## Given instruction:
Without including any pictures, write out the listing below exactly.

## Supplied data:
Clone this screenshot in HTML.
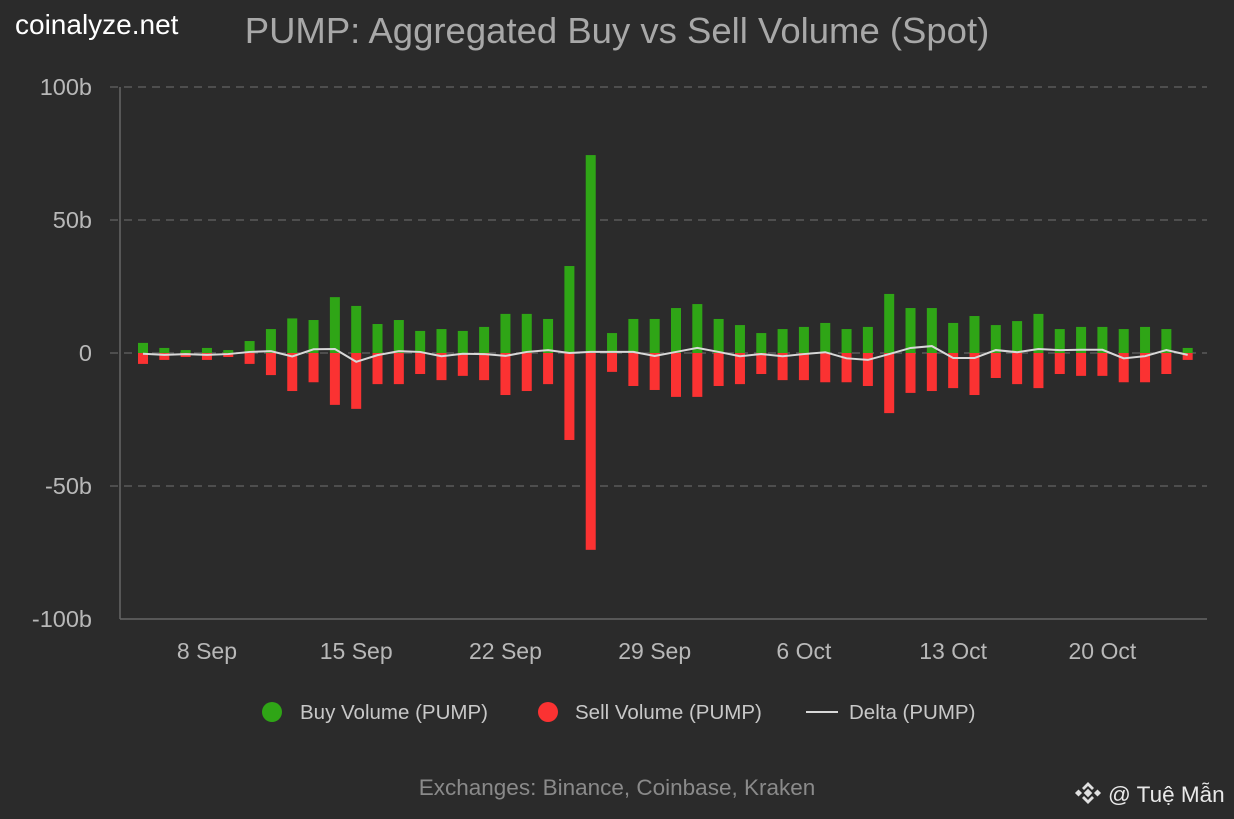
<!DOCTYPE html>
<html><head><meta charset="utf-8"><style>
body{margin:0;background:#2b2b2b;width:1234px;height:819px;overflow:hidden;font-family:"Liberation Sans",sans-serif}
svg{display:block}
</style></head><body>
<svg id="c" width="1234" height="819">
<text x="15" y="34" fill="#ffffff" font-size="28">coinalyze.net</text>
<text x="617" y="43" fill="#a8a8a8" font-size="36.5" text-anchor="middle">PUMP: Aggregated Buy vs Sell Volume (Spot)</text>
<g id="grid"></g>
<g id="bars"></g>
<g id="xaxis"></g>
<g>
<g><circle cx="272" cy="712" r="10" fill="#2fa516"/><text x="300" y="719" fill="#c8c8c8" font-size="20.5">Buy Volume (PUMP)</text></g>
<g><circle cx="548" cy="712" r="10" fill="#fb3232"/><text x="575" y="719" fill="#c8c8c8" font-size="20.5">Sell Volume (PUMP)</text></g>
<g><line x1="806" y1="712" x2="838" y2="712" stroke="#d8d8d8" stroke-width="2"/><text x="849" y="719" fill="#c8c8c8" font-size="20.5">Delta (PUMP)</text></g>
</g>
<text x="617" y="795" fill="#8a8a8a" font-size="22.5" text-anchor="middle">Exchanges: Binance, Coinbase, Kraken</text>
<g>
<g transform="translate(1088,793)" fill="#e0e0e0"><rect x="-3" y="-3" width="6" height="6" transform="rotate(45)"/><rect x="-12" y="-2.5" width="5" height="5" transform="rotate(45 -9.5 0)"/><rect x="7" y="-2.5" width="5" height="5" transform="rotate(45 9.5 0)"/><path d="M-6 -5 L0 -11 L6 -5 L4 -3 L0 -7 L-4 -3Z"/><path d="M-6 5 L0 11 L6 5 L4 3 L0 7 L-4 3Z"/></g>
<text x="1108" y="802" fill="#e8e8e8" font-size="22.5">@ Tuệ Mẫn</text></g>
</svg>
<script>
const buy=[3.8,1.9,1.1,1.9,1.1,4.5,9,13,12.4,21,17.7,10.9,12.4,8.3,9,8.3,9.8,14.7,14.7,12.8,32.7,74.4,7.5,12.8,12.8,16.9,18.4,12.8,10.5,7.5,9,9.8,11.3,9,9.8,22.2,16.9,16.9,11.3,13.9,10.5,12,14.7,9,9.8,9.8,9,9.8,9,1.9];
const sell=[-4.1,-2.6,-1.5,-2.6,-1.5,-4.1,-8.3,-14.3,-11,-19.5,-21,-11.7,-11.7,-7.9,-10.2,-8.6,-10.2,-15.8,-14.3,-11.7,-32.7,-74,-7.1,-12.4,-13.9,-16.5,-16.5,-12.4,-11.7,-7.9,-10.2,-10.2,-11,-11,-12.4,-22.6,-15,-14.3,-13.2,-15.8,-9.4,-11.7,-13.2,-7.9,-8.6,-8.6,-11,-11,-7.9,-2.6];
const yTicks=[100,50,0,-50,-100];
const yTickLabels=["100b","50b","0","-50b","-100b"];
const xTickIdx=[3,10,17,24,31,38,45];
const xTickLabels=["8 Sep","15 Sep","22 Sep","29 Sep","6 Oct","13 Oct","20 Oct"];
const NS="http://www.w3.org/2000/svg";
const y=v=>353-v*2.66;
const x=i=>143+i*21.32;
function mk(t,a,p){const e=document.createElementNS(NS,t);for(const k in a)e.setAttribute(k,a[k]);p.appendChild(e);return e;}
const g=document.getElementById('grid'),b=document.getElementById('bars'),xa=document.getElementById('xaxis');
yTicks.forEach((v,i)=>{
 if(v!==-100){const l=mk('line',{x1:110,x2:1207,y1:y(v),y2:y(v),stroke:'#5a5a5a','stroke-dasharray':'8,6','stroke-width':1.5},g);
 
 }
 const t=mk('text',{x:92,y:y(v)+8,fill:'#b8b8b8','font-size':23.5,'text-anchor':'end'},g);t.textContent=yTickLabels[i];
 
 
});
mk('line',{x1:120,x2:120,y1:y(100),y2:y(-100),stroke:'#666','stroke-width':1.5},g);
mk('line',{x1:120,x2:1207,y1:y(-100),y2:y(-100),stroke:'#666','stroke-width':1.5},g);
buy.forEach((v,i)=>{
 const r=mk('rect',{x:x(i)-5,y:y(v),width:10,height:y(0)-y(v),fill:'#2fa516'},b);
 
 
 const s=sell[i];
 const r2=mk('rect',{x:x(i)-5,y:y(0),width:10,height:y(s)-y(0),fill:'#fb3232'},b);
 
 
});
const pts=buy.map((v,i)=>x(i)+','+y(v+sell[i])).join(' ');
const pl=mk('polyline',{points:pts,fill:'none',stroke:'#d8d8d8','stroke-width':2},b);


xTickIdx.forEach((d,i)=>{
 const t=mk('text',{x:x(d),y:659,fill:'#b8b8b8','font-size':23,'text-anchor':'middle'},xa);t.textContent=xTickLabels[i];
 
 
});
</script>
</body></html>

## Reply to the exercise:
Clone this screenshot in HTML.
<!DOCTYPE html>
<html><head><meta charset="utf-8"><style>
body{margin:0;background:#2b2b2b;width:1234px;height:819px;overflow:hidden;font-family:"Liberation Sans",sans-serif}
svg{display:block}
</style></head><body>
<svg id="c" width="1234" height="819">
<text x="15" y="34" fill="#ffffff" font-size="28">coinalyze.net</text>
<text x="617" y="43" fill="#a8a8a8" font-size="36.5" text-anchor="middle">PUMP: Aggregated Buy vs Sell Volume (Spot)</text>
<g id="grid"></g>
<g id="bars"></g>
<g id="xaxis"></g>
<g>
<g><circle cx="272" cy="712" r="10" fill="#2fa516"/><text x="300" y="719" fill="#c8c8c8" font-size="20.5">Buy Volume (PUMP)</text></g>
<g><circle cx="548" cy="712" r="10" fill="#fb3232"/><text x="575" y="719" fill="#c8c8c8" font-size="20.5">Sell Volume (PUMP)</text></g>
<g><line x1="806" y1="712" x2="838" y2="712" stroke="#d8d8d8" stroke-width="2"/><text x="849" y="719" fill="#c8c8c8" font-size="20.5">Delta (PUMP)</text></g>
</g>
<text x="617" y="795" fill="#8a8a8a" font-size="22.5" text-anchor="middle">Exchanges: Binance, Coinbase, Kraken</text>
<g>
<g transform="translate(1088,793)" fill="#e0e0e0"><rect x="-3" y="-3" width="6" height="6" transform="rotate(45)"/><rect x="-12" y="-2.5" width="5" height="5" transform="rotate(45 -9.5 0)"/><rect x="7" y="-2.5" width="5" height="5" transform="rotate(45 9.5 0)"/><path d="M-6 -5 L0 -11 L6 -5 L4 -3 L0 -7 L-4 -3Z"/><path d="M-6 5 L0 11 L6 5 L4 3 L0 7 L-4 3Z"/></g>
<text x="1108" y="802" fill="#e8e8e8" font-size="22.5">@ Tuệ Mẫn</text></g>
</svg>
<script>
const buy=[3.8,1.9,1.1,1.9,1.1,4.5,9,13,12.4,21,17.7,10.9,12.4,8.3,9,8.3,9.8,14.7,14.7,12.8,32.7,74.4,7.5,12.8,12.8,16.9,18.4,12.8,10.5,7.5,9,9.8,11.3,9,9.8,22.2,16.9,16.9,11.3,13.9,10.5,12,14.7,9,9.8,9.8,9,9.8,9,1.9];
const sell=[-4.1,-2.6,-1.5,-2.6,-1.5,-4.1,-8.3,-14.3,-11,-19.5,-21,-11.7,-11.7,-7.9,-10.2,-8.6,-10.2,-15.8,-14.3,-11.7,-32.7,-74,-7.1,-12.4,-13.9,-16.5,-16.5,-12.4,-11.7,-7.9,-10.2,-10.2,-11,-11,-12.4,-22.6,-15,-14.3,-13.2,-15.8,-9.4,-11.7,-13.2,-7.9,-8.6,-8.6,-11,-11,-7.9,-2.6];
const yTicks=[100,50,0,-50,-100];
const yTickLabels=["100b","50b","0","-50b","-100b"];
const xTickIdx=[3,10,17,24,31,38,45];
const xTickLabels=["8 Sep","15 Sep","22 Sep","29 Sep","6 Oct","13 Oct","20 Oct"];
const NS="http://www.w3.org/2000/svg";
const y=v=>353-v*2.66;
const x=i=>143+i*21.32;
function mk(t,a,p){const e=document.createElementNS(NS,t);for(const k in a)e.setAttribute(k,a[k]);p.appendChild(e);return e;}
const g=document.getElementById('grid'),b=document.getElementById('bars'),xa=document.getElementById('xaxis');
yTicks.forEach((v,i)=>{
 if(v!==-100){const l=mk('line',{x1:110,x2:1207,y1:y(v),y2:y(v),stroke:'#5a5a5a','stroke-dasharray':'8,6','stroke-width':1.5},g);
 
 }
 const t=mk('text',{x:92,y:y(v)+8,fill:'#b8b8b8','font-size':23.5,'text-anchor':'end'},g);t.textContent=yTickLabels[i];
 
 
});
mk('line',{x1:120,x2:120,y1:y(100),y2:y(-100),stroke:'#666','stroke-width':1.5},g);
mk('line',{x1:120,x2:1207,y1:y(-100),y2:y(-100),stroke:'#666','stroke-width':1.5},g);
buy.forEach((v,i)=>{
 const r=mk('rect',{x:x(i)-5,y:y(v),width:10,height:y(0)-y(v),fill:'#2fa516'},b);
 
 
 const s=sell[i];
 const r2=mk('rect',{x:x(i)-5,y:y(0),width:10,height:y(s)-y(0),fill:'#fb3232'},b);
 
 
});
const pts=buy.map((v,i)=>x(i)+','+y(v+sell[i])).join(' ');
const pl=mk('polyline',{points:pts,fill:'none',stroke:'#d8d8d8','stroke-width':2},b);


xTickIdx.forEach((d,i)=>{
 const t=mk('text',{x:x(d),y:659,fill:'#b8b8b8','font-size':23,'text-anchor':'middle'},xa);t.textContent=xTickLabels[i];
 
 
});
</script>
</body></html>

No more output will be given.